Down to Brass Tacks

A fine modern reproduction baroque trumpet.
A fine modern reproduction baroque trumpet.

A few evenings ago, someone at the drinking trough was asking how a trumpet can produce so many notes when it has only three valves. It’s a good question. You may recall that a bugle, which has no valves whatsoever, can still produce a sufficient number of notes to perform simple tunes. Of course, it’s all done with the lips. To be more precise, it’s done by blowing into the mouthpiece through nearly-closed lips. This produces a “buzzing” effect which causes the air inside the tube to vibrate. The tube and bell act as amplifiers and a musical note is the result. For this reason, musicologists (but not musicians) refer to brass instruments as labrosones which literally means “lip-vibrated instruments”.

“Well yes”, you might reasonably say, “but where do the different notes come from?” The answer lies in a slightly daunting acoustical concept which occurs in nature and known as the harmonic series. A friend of mine, who played the trombone, was fond of doing his Garden Hose Trick. Using an ordinary hose cut to about five or six feet in length, he’d stick a trombone mouthpiece into one end and a cone-shaped funnel into the other. He would then play a bugle-like tune. He was using the notes of the harmonic series.

Any tube has a fundamental pitch with its own series of harmonics (sometimes called overtones) though they are normally inaudible unless triggered by vibration. As the lips are tightened and more air pressure is applied the lips vibrate faster. The air in the tube also vibrates faster and triggers a higher note of the harmonic series. With careful control of lip tension a bugle player can produce about half-a-dozen different notes. I admit that I have simplified all this considerably, because I can sense your eyes glazing over. But that’s the gist of it.

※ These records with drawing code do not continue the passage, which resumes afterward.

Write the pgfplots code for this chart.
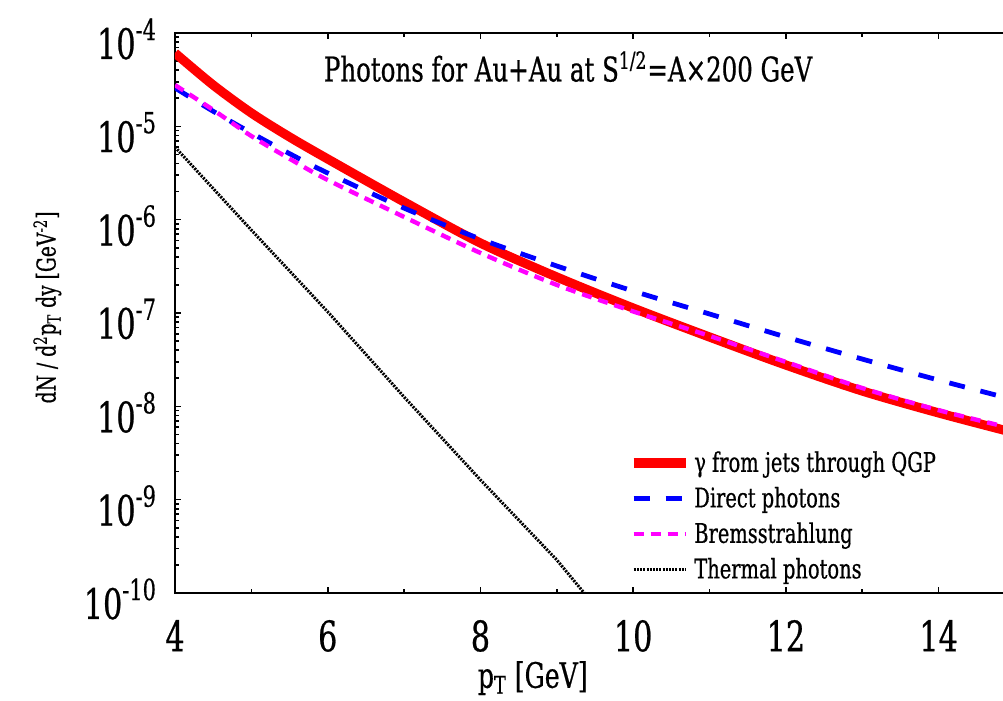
\documentclass[border=0pt]{standalone}
\usepackage{fontspec}
\setmainfont{DejaVu Serif Condensed}[FakeStretch=0.8, FakeBold=0.6]
\usepackage{pgfplots}
\usepackage{pgfplotstable}
\pgfplotsset{compat=1.18}
\usetikzlibrary{calc}
\newcommand\sups[1]{\raisebox{0.45em}{\fontsize{14.5}{14.5}\selectfont #1}}

\pgfplotstableread{
x    red      blue     mag
4    6.1e-5   2.58e-5  2.77e-5
4.5  2.77e-5  1.45e-5  1.50e-5
5    1.39e-5  8.5e-6   7.87e-6
5.5  7.7e-6   5.1e-6   4.5e-6
6    4.47e-6  3.16e-6  2.66e-6
7    1.55e-6  1.33e-6  1.07e-6
8    5.62e-7  6.2e-7   4.4e-7
9    2.43e-7  3.19e-7  2.0e-7
10   1.13e-7  1.72e-7  1.04e-7
11   5.53e-8  9.76e-8  5.68e-8
12   2.77e-8  5.53e-8  2.99e-8
13   1.46e-8  3.21e-8  1.57e-8
14   8.5e-9   1.91e-8  9.1e-9
15   5.18e-9  1.17e-8  5.7e-9
}\mainData

\pgfplotstableread{
x    th
4    6.0e-6
5    7.74e-7
6    1.03e-7
7    1.26e-8
8    1.63e-9
9    2.26e-10
9.4  9.1e-11
}\thermData

\definecolor{cred}{RGB}{255,0,0}
\definecolor{cblue}{RGB}{0,0,255}
\definecolor{cmag}{RGB}{255,0,255}

\begin{document}
\begin{tikzpicture}
\begin{axis}[
  scale only axis,
  width=420pt, height=280pt,
  xmin=4, xmax=15,
  ymin=1e-10, ymax=1e-4,
  ymode=log,
  xtick={4,6,...,14},
  minor xtick={5,7,...,15},
  ytick={1e-10,1e-9,1e-8,1e-7,1e-6,1e-5,1e-4},
  yticklabels={10\sups{-10},10\sups{-9},10\sups{-8},10\sups{-7},10\sups{-6},10\sups{-5},10\sups{-4}},
  tick align=inside,
  major tick length=3pt,
  minor tick length=2pt,
  axis line style={line width=1.4pt},
  every tick/.style={black, line width=0.8pt},
  xticklabel style={font=\fontsize{21}{21}\selectfont, yshift=-10pt, /pgf/number format/assume math mode=true},
  yticklabel style={font=\fontsize{21}{21}\selectfont, xshift=-6pt, yshift=-3pt},
  xlabel={p\textsubscript{T} [GeV]},
  xlabel style={font=\fontsize{17.5}{17.5}\selectfont, at={(axis description cs:0.426,-0.152)}, anchor=center},
  ylabel={dN / d\textsuperscript{2}p\textsubscript{T} dy [GeV\textsuperscript{-2}]},
  ylabel style={font=\fontsize{13}{13}\selectfont, at={(axis description cs:-0.152,0.51)}, anchor=center, rotate=0},
  legend style={at={(axis description cs:0.533,0.268)}, anchor=north west, draw=none, fill=none,
    font=\fontsize{13.5}{14}\selectfont, row sep=2pt},
  legend cell align=left,
  legend image code/.code={\draw[#1] (0pt,0pt) -- (26pt,0pt);},
]
\addplot[cred, line width=4.6pt, smooth] table[x=x, y=red] {\mainData};
\addlegendentry{γ from jets through QGP}
\addplot[cblue, line width=2.4pt, dash pattern=on 8pt off 8pt, smooth] table[x=x, y=blue] {\mainData};
\addlegendentry{Direct photons}
\addplot[cmag, line width=2.2pt, dash pattern=on 5pt off 3.5pt, smooth] table[x=x, y=mag] {\mainData};
\addlegendentry{Bremsstrahlung}
\addplot[black, line width=1.5pt, dash pattern=on 1pt off 0.6pt] table[x=x, y=th] {\thermData};
\addlegendentry{Thermal photons}
\node[font=\fontsize{17}{17}\selectfont, anchor=center] at (axis description cs:0.468,0.94) {Photons for Au+Au at S\textsuperscript{1/2}=A×200 GeV};
\coordinate (O) at (rel axis cs:0,0);
\end{axis}
\pgfresetboundingbox
\path[use as bounding box] ($(O)+(-87.5pt,-54pt)$) rectangle ($(O)+(414pt,296.5pt)$);
\end{tikzpicture}
\end{document}
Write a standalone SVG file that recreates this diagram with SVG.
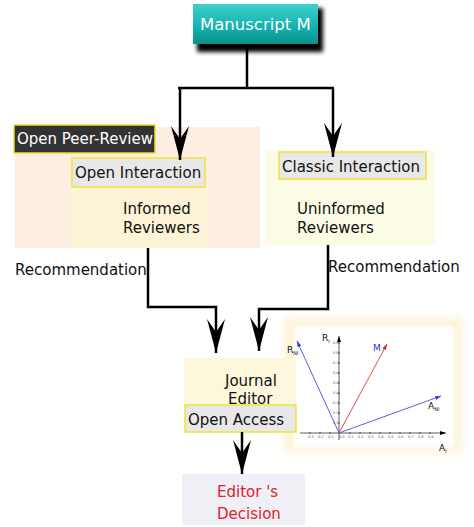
<svg xmlns="http://www.w3.org/2000/svg" width="474" height="527" viewBox="0 0 474 527">
<defs>
<linearGradient id="teal" x1="0" y1="0" x2="0" y2="1">
<stop offset="0" stop-color="#3fd0cc"/>
<stop offset="0.6" stop-color="#14b0ad"/>
<stop offset="1" stop-color="#0a8f8c"/>
</linearGradient>
<filter id="blur" x="-20%" y="-20%" width="140%" height="140%"><feGaussianBlur stdDeviation="2"/></filter>
<filter id="soft" x="-20%" y="-20%" width="140%" height="140%"><feGaussianBlur stdDeviation="4"/></filter>
<marker id="dart" viewBox="0 0 34 18" refX="34" refY="9" markerWidth="34" markerHeight="18" markerUnits="userSpaceOnUse" orient="auto">
<path d="M34,9 L0,0 L13,9 L0,18 Z" fill="#000"/>
</marker>
<marker id="vb" viewBox="0 0 6 4" refX="6" refY="2" markerWidth="6" markerHeight="4" markerUnits="userSpaceOnUse" orient="auto">
<path d="M6,2 L0,0 L0,4 Z" fill="#3535e0"/>
</marker>
<marker id="vr" viewBox="0 0 6 4" refX="6" refY="2" markerWidth="6" markerHeight="4" markerUnits="userSpaceOnUse" orient="auto">
<path d="M6,2 L0,0 L0,4 Z" fill="#d02020"/>
</marker>
<marker id="ax" viewBox="0 0 6 4" refX="6" refY="2" markerWidth="6" markerHeight="4" markerUnits="userSpaceOnUse" orient="auto">
<path d="M6,2 L0,0 L0,4 Z" fill="#000"/>
</marker>
</defs>
<style>
text{font-family:"DejaVu Sans","Liberation Sans",sans-serif;font-size:15px;fill:#111}
.wt{fill:#fff}
.red{fill:#e3202a}
.lbl{fill:#e8e8e8;stroke:#f2e23a;stroke-width:1.5}
.conn{fill:none;stroke:#000;stroke-width:2.5}
.tk{font-size:3.5px;fill:#555}
.ax{stroke:#333;stroke-width:0.8;fill:none}
.sm{font-size:9px}
.ss{font-size:5px}
</style>
<rect width="474" height="527" fill="#fff"/>

<g id="manuscript">
<rect x="197" y="8" width="126" height="44" fill="#000" filter="url(#blur)"/>
<rect x="193" y="4" width="125" height="40" fill="url(#teal)"/>
<text x="200" y="30" class="wt" style="font-size:16.5px">Manuscript M</text>
</g>

<g id="open-peer-review">
<rect x="15" y="127" width="245" height="121" fill="#fdeee2"/>
<rect x="72" y="186" width="136" height="62" fill="#fdf4d8"/>
<rect x="14" y="125" width="141" height="28" fill="#333" stroke="#f0dc30" stroke-width="1.5"/>
<text x="17" y="144" class="wt">Open Peer-Review</text>
</g>

<g id="open-interaction">
<rect x="72" y="158" width="133" height="29" class="lbl"/>
<text x="75" y="178">Open Interaction</text>
</g>

<g id="informed-reviewers">
<text x="123" y="214">Informed</text>
<text x="123" y="233">Reviewers</text>
</g>

<g id="classic-interaction">
<rect x="265" y="150" width="170" height="95" fill="#fbfbe6"/>
<rect x="279" y="152" width="147" height="27" class="lbl"/>
<text x="282" y="172">Classic Interaction</text>
</g>

<g id="uninformed-reviewers">
<text x="297" y="214">Uninformed</text>
<text x="297" y="233">Reviewers</text>
</g>

<g id="recommendation-left"><text x="15" y="275">Recommendation</text></g>
<g id="recommendation-right"><text x="328" y="272">Recommendation</text></g>

<g id="chart">
<rect x="284" y="318" width="178" height="134" fill="#fbf3d6" filter="url(#soft)"/>
<rect x="294" y="326" width="160" height="122" fill="#fff" filter="url(#blur)"/>
<line x1="300" y1="433" x2="446" y2="433" class="ax" marker-end="url(#ax)"/>
<line x1="339" y1="440" x2="339" y2="336" class="ax" marker-end="url(#ax)"/>
<g class="ax">
<path d="M310,432v2M320,432v2M330,432v2M350,432v2M360,432v2M370,432v2M380,432v2M390,432v2M400,432v2M410,432v2M420,432v2M430,432v2"/>
<path d="M338,423h2M338,413h2M338,403h2M338,393h2M338,383h2M338,373h2M338,363h2M338,353h2M338,343h2"/>
</g>
<g>
<text x="307" y="438" class="tk">-0.3</text><text x="317" y="438" class="tk">-0.2</text><text x="327" y="438" class="tk">-0.1</text>
<text x="339" y="438" class="tk">0.0</text><text x="348" y="438" class="tk">0.1</text><text x="358" y="438" class="tk">0.2</text>
<text x="368" y="438" class="tk">0.3</text><text x="378" y="438" class="tk">0.4</text><text x="388" y="438" class="tk">0.5</text>
<text x="398" y="438" class="tk">0.6</text><text x="408" y="438" class="tk">0.7</text><text x="418" y="438" class="tk">0.8</text>
<text x="428" y="438" class="tk">0.9</text>
<text x="333" y="424" class="tk">0.1</text><text x="333" y="414" class="tk">0.2</text><text x="333" y="404" class="tk">0.3</text>
<text x="333" y="394" class="tk">0.4</text><text x="333" y="384" class="tk">0.5</text><text x="333" y="374" class="tk">0.6</text>
<text x="333" y="364" class="tk">0.7</text><text x="333" y="354" class="tk">0.8</text><text x="333" y="344" class="tk">0.9</text>
</g>
<line x1="339" y1="433" x2="297" y2="341" stroke="#4a4ae8" stroke-width="0.9" marker-end="url(#vb)"/>
<line x1="339" y1="433" x2="387" y2="344" stroke="#e03a3a" stroke-width="0.9" marker-end="url(#vr)"/>
<line x1="339" y1="433" x2="441" y2="396" stroke="#4a4ae8" stroke-width="0.9" marker-end="url(#vb)"/>
<text x="322" y="341" class="sm">R<tspan class="ss" dy="2">I</tspan></text>
<text x="287" y="353" class="sm">R<tspan class="ss" dy="2">NI</tspan></text>
<text x="373" y="351" class="sm" style="fill:#3030e0">M</text>
<text x="428" y="409" class="sm">A<tspan class="ss" dy="2">NI</tspan></text>
<text x="439" y="451" class="sm">A<tspan class="ss" dy="2">I</tspan></text>
</g>

<g id="journal-editor">
<rect x="184" y="358" width="112" height="74" fill="#fdf8dc"/>
<text x="225" y="386">Journal</text>
<text x="228" y="404">Editor</text>
</g>

<g id="open-access">
<rect x="185" y="405" width="111" height="27" class="lbl"/>
<text x="188" y="425">Open Access</text>
</g>

<g id="editors-decision">
<rect x="182" y="474" width="123" height="51" fill="#efeff6"/>
<text x="217" y="497" class="red">Editor 's</text>
<text x="217" y="519" class="red">Decision</text>
</g>

<g id="connectors">
<path d="M247,44 V88 M178,88 H334" class="conn"/>
<path d="M180,88 V160" class="conn" marker-end="url(#dart)"/>
<path d="M333,88 V157" class="conn" marker-end="url(#dart)"/>
<path d="M148,248 V307 H216 V353" class="conn" marker-end="url(#dart)"/>
<path d="M328,245 V309 H259 V351" class="conn" marker-end="url(#dart)"/>
<path d="M242,432 V474" class="conn" marker-end="url(#dart)"/>
</g>
</svg>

Like bugles, the earliest trumpets and horns had no valves because they had yet to be invented. The tubes were a fixed length and could use only employ the notes of one particular harmonic series. To access more notes, the length of the tube had to be changed. The only way was to manually insert an extra bit of tubing (known as a crook) which would increase the length of the instrument and thus lower the pitch. But for hundreds of years it was mechanically impossible to do this instantly. The technology was simply not available. The sackbut, which was the ancestor of the trombone got around the problem by using a slide.

It was not until 1818 that a valve design was finally patented. The valves opened extra bits of tubing and thus lowered the pitch of the instrument. By using the valves and valve combination a brass player could produce at least thirty different notes. Incidentally, you might wonder how 18th century trumpet players managed the challenging part in Bach’s second Brandenburg Concerto. It was done by using a high-pitched clarino trumpet on which the player controlled the extreme high notes of the harmonic series purely by the lips. These top harmonics lie close together and composers could use them to make a melody, but they were notoriously difficult to play.

Tomaso Albinoni (1671-1751): Trumpet Concerto in B flat. Baldvin Oddsson (tpt), Iceland Symphony Orchestra cond. Matthew Halls (Duration: 09:09; Video: 1080p HD)

Nobody would be more surprised at hearing this concerto than Tomaso Albinoni himself, for in his day it would have been virtually impossible to play all the notes on a trumpet. The work was originally written for oboe but it fits the modern valve trumpet perfectly. In this performance the soloist uses the so-called piccolo trumpet which has about half the length of tubing than a standard trumpet and is therefore much higher in pitch creating a bright, penetrating sound.


Albinoni was best-known an opera composer and claimed that he wrote over eighty operas though over the years, the scores of most of them have been lost. Ironically, Albinoni is best-known for his Adagio, which is now thought to be partly the work of someone else.

Ralph Vaughan Williams (1872-1958): Concerto in F minor for Tuba and Orchestra. JáTtik Clark (tba), Corvallis-OSU Symphony Orchestra cond. Marlan Carlson (Duration: 17:19; Video: 720p HD)

Fast forward two hundred years and drop down a few octaves and we come to this delightful tuba concerto by the British composer Ralph Vaughan Williams. The work dates from 1954 and soon became one of the composer’s most popular works. Although the playing technique of the tuba is similar in principle to that of the trumpet, the instrument lies at the opposite end of the acoustic scale. It’s the largest instrument of the brass family and was invented during the 1830s. The instrument was made in many different sizes and in America it transmogrified into the wrap-around sousaphone, a tuba designed for marching bands.

Listen out for the lovely lyrical slow movement (at 06:40) which oozes the pastoral Englishness for which the music of Vaughan Williams was noted.